> **Task details**: Copy out the data below from the line containing "Clone this chart in Plotly." to the line containing "import plotly.graph_objects as go", both lines included, with all images left out.

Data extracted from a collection
[start]

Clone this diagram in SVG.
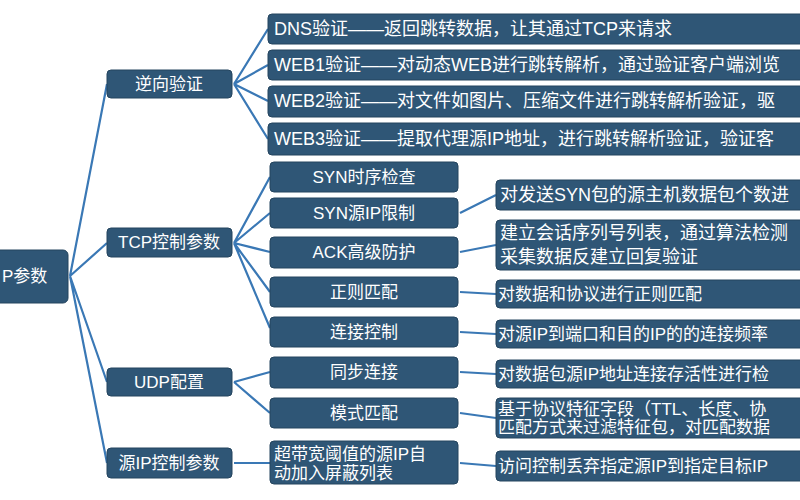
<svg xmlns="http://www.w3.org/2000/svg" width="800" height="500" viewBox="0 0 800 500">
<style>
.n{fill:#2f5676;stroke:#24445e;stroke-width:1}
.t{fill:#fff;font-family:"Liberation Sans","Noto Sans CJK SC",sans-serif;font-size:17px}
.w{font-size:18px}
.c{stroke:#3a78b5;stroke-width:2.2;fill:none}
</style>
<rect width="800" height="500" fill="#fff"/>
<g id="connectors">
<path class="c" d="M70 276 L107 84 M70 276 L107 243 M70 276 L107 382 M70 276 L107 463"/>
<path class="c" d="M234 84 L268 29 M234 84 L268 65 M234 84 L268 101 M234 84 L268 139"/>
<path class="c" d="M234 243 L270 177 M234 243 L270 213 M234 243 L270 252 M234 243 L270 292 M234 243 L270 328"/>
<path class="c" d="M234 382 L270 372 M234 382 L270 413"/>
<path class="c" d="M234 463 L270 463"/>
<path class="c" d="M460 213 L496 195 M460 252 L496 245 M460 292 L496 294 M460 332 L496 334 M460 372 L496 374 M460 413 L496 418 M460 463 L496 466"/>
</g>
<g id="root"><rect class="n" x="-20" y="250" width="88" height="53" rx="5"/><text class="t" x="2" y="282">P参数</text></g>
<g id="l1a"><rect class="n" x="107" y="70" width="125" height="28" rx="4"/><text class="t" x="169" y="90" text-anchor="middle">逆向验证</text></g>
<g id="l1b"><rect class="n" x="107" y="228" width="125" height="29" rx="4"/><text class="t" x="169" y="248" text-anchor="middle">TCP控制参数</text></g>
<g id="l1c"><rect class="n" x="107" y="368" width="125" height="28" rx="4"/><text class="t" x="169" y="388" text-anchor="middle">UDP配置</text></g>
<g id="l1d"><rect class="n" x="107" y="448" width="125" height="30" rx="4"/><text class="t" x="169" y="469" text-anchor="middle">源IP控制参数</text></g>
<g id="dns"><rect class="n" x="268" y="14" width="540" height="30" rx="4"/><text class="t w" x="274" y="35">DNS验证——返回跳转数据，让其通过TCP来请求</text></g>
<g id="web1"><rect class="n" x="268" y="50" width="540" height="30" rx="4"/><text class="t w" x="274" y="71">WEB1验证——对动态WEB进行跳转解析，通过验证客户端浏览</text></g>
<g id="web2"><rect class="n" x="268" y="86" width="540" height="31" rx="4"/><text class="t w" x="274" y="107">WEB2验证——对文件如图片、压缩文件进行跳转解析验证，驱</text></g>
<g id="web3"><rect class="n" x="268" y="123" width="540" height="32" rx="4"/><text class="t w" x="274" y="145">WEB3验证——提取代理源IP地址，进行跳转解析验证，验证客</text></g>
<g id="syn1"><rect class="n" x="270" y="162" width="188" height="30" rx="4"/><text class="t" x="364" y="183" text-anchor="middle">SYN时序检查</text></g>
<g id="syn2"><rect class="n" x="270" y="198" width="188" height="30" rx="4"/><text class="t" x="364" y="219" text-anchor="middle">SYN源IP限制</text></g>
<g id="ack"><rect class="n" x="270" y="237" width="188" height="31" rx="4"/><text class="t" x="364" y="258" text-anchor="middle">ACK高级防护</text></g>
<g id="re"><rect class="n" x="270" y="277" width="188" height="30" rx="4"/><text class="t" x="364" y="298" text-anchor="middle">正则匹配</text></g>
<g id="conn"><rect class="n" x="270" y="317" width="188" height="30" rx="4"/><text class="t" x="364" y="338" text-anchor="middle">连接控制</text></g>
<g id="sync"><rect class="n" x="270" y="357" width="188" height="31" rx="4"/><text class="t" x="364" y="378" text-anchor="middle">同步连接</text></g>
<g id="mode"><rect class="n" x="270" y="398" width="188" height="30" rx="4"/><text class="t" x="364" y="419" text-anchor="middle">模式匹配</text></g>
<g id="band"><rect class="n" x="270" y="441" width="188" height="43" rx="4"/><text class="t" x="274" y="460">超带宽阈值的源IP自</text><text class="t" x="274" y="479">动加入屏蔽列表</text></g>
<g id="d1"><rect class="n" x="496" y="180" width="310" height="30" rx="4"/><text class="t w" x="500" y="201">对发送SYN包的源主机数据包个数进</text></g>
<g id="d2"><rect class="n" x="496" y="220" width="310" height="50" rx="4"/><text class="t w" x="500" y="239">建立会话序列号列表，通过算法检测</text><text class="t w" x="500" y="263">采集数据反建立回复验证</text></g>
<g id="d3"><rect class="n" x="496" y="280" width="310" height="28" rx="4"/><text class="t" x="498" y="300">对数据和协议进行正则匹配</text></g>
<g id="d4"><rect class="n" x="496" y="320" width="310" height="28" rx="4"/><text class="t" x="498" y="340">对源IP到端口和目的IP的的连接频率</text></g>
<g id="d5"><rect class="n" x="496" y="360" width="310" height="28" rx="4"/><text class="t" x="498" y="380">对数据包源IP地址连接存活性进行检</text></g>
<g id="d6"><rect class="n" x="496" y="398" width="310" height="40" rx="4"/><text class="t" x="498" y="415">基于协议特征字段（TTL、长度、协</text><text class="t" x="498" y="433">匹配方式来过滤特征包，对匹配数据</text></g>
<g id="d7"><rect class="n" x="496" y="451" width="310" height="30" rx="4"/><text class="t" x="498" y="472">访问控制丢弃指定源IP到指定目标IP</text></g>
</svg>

[end]
[start]

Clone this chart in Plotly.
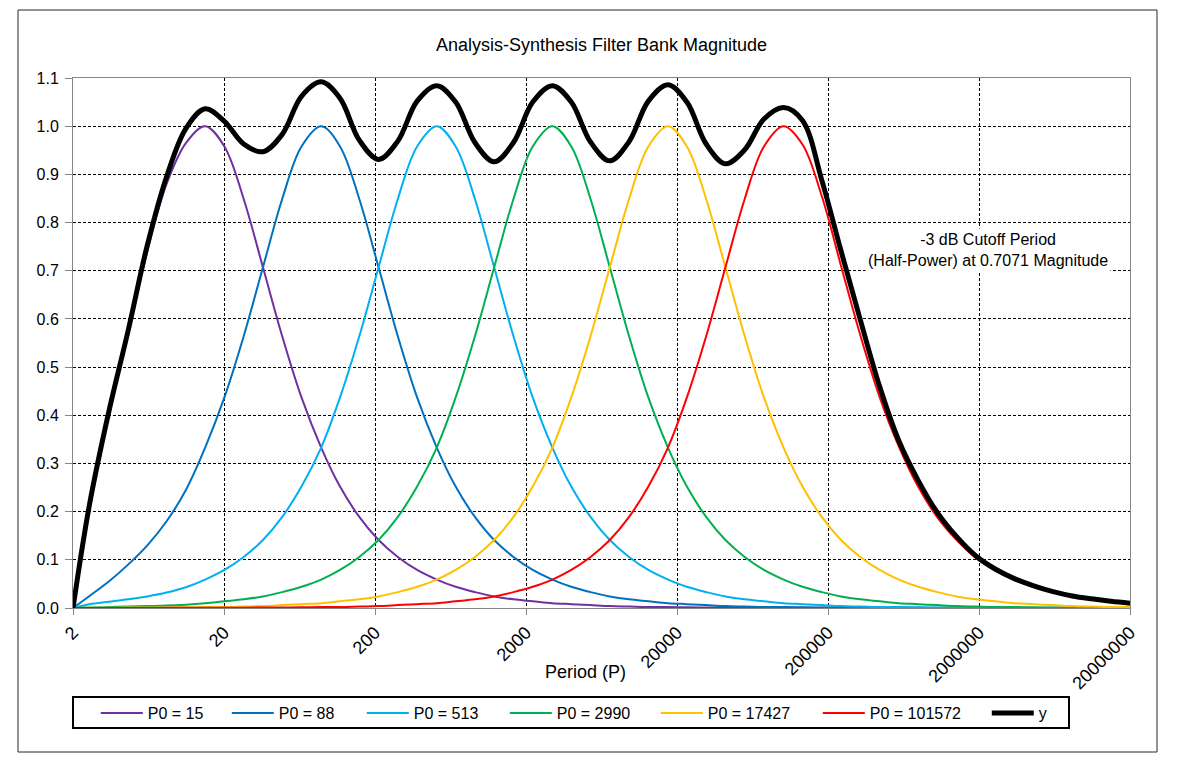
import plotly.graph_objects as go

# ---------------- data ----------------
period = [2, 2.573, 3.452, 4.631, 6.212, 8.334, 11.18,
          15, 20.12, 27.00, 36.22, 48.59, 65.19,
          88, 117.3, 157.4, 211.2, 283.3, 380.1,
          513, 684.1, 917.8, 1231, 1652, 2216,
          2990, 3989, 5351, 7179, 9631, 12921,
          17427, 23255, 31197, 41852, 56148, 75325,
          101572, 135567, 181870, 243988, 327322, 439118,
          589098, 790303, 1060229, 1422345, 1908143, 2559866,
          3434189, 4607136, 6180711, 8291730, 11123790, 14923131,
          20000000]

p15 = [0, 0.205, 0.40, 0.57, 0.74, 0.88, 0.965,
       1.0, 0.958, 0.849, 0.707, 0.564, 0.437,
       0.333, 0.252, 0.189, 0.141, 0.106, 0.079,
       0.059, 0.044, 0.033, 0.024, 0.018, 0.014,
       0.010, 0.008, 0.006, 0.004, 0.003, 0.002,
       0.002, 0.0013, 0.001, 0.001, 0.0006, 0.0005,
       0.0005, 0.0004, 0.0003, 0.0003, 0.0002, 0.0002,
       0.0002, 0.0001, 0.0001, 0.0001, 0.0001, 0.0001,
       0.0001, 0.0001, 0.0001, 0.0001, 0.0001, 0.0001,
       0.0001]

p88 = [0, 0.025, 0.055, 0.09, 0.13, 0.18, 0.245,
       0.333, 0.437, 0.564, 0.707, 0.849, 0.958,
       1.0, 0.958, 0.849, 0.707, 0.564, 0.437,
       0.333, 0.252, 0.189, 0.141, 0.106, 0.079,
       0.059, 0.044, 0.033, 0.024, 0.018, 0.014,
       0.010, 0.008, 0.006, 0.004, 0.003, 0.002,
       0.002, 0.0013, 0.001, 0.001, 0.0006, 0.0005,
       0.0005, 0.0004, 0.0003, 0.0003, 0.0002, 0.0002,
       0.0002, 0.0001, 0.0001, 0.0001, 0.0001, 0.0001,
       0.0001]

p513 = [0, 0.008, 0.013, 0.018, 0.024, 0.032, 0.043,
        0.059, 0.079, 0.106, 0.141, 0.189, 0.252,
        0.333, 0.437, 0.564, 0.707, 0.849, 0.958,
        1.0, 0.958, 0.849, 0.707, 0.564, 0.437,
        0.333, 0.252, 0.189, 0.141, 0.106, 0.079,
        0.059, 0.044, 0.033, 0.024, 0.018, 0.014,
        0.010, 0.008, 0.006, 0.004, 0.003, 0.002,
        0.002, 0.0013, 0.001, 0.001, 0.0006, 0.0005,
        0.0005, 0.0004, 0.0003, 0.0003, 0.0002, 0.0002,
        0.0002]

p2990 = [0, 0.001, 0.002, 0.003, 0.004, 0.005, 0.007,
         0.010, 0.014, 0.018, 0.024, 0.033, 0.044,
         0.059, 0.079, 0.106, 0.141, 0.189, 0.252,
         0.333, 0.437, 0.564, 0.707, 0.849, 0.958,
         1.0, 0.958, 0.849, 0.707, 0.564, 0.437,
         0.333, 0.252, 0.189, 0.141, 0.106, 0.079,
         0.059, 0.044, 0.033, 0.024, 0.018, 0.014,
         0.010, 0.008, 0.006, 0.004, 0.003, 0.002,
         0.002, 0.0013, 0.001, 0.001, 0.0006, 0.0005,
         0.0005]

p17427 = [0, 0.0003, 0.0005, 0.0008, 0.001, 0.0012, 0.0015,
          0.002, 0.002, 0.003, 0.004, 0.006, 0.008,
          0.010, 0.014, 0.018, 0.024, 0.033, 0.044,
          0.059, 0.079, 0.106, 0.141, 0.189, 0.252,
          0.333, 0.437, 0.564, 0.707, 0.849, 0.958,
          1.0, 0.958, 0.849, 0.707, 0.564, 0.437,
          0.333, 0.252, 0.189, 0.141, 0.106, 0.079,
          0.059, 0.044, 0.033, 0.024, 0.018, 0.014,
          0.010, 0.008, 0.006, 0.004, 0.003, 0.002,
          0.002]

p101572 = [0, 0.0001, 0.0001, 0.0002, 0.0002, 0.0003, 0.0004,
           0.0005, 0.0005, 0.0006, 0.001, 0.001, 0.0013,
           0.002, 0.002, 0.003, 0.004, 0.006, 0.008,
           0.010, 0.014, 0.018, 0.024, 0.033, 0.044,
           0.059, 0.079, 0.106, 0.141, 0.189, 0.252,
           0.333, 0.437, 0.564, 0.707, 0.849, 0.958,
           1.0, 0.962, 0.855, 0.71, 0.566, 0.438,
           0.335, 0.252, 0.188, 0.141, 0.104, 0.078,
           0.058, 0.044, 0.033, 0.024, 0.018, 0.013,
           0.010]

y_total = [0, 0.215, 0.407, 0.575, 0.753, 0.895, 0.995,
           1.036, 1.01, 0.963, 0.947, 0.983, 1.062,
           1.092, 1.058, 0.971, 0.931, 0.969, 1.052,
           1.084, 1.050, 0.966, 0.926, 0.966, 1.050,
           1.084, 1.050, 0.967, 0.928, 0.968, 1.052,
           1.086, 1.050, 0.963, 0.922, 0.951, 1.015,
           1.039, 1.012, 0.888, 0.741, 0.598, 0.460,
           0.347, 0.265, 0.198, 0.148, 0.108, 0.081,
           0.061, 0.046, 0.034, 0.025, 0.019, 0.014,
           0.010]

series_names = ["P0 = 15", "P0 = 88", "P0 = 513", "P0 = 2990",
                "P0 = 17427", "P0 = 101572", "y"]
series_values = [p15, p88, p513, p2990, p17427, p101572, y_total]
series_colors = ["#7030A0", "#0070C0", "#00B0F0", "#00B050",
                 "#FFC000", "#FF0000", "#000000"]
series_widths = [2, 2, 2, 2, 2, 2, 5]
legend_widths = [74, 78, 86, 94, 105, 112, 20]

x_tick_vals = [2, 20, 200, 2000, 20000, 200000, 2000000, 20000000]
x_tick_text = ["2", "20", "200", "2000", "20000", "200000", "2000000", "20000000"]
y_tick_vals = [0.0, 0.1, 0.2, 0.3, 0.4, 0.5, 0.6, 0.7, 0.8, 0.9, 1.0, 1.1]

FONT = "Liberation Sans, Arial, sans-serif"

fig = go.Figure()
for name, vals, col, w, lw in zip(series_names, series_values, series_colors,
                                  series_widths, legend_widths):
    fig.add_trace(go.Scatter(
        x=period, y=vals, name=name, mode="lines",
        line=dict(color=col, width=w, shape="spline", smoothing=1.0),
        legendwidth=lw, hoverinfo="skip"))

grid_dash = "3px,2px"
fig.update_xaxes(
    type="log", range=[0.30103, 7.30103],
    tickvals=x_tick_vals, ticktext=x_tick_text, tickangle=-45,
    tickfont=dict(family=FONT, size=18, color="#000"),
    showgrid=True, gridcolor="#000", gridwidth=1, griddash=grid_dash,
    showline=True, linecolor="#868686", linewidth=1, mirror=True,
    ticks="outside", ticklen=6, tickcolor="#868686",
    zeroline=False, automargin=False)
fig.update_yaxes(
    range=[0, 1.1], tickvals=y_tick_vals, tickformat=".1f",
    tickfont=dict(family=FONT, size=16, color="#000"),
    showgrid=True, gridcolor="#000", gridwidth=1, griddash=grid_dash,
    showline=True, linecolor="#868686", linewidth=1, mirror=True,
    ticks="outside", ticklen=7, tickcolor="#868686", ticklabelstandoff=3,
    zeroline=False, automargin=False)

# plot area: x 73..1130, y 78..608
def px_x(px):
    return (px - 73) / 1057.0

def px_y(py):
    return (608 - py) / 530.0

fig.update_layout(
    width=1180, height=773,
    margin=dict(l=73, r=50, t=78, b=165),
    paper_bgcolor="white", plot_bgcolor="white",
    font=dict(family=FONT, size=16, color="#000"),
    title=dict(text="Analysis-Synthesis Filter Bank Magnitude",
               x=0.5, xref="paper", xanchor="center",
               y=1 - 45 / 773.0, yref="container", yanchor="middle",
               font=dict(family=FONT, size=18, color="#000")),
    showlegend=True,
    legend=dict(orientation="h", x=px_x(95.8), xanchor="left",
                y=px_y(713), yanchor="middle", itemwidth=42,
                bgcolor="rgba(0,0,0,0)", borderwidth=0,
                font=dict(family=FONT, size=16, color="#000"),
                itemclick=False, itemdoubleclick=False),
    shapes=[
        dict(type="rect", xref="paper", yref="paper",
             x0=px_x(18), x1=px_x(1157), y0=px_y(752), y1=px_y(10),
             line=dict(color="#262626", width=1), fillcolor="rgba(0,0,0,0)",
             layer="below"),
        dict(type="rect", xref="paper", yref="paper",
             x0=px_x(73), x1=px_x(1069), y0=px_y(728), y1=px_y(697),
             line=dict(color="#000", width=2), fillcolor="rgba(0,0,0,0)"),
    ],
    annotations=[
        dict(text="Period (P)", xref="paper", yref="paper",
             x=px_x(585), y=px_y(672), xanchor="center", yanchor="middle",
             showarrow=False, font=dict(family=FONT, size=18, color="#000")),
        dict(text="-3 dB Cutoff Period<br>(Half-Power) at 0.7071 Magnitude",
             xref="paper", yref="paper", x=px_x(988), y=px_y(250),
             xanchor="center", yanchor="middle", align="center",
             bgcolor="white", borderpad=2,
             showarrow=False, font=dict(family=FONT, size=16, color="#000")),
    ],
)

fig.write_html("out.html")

[end]
[start]

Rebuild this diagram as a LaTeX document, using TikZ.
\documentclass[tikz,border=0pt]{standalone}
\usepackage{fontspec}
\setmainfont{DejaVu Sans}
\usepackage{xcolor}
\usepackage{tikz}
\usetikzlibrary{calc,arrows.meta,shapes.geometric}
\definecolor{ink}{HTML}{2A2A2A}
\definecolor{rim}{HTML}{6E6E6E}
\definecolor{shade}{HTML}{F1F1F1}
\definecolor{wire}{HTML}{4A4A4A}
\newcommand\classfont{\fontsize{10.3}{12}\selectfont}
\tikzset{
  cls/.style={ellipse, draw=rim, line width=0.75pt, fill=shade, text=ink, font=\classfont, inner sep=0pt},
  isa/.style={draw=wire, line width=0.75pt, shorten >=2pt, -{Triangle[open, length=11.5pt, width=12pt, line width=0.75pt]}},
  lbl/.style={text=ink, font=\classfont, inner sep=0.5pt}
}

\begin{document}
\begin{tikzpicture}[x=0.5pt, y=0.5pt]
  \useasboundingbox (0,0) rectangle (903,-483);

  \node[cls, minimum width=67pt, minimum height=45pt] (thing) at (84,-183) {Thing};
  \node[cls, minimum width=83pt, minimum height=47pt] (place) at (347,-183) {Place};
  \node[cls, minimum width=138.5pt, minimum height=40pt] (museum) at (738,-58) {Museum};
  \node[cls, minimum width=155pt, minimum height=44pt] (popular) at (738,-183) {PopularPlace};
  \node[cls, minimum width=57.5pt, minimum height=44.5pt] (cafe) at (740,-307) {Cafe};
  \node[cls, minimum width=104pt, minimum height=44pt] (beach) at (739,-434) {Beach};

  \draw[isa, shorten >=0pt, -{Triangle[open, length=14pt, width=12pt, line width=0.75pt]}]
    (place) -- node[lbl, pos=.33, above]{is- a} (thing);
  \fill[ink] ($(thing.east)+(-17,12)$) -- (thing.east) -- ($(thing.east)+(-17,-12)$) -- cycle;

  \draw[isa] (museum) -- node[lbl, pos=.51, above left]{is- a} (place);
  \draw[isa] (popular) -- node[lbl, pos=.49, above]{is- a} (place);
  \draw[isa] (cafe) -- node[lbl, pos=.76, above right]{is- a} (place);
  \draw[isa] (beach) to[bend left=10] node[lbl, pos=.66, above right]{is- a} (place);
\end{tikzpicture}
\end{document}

[end]

> **Expected answer**:
Clone this chart in Plotly.
import plotly.graph_objects as go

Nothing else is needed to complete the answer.